Personal information
- Full name: Colin Smith
- Date of birth: 30 November 1951 (age 74)
- Place of birth: Bishop Auckland, England
- Position: Defender

Youth career
- 1967–1969: Leeds United

Senior career*
- Years: Team / Apps / (Gls)
- 1969–1971: Leeds United / 0 / (0)
- Stockton
- Gateshead
- Bishop Auckland
- West Auckland Town
- Shildon
- 1985: Darlington / 2 / (0)
- Shildon

= Colin Smith (English footballer, born 1951) =

English footballer (born 1951)

Colin Smith (born 30 November 1951) is an English former footballer who played as a defender in the Football League for Darlington.

Smith was born in Bishop Auckland, County Durham, and attended Bishop Auckland Grammar School. He joined Leeds United as a 15-year-old, and became an apprentice professional in 1969, but did not progress to the first team. He chose not to continue a football career, instead training as a teacher. After qualifying, he worked in special education, and played non-league football for clubs including Stockton, Gateshead, Bishop Auckland, West Auckland Town and Shildon, as well as winning the 1976 FA Sunday Cup with Brandon United.
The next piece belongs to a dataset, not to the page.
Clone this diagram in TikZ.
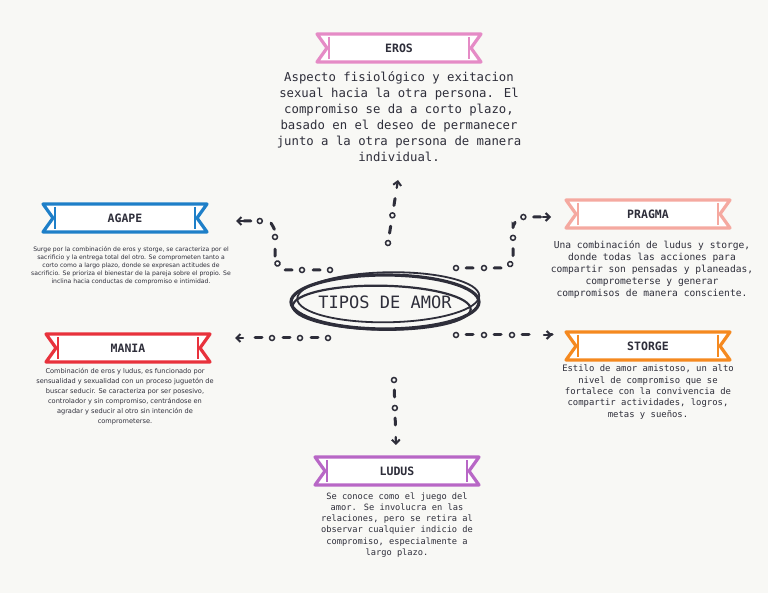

In the 1984–85 season, he made five appearances for Football League club Darlington. Three were in the Associate Members' Cup and two – a 2–1 win at home to Peterborough United and a defeat by the same score away to Northampton Town – were in the Fourth Division.

Smith's wife, Dela Smith, was made a Dame Commander of the Order of the British Empire (DBE) in 2001 for services to education for children with special educational needs.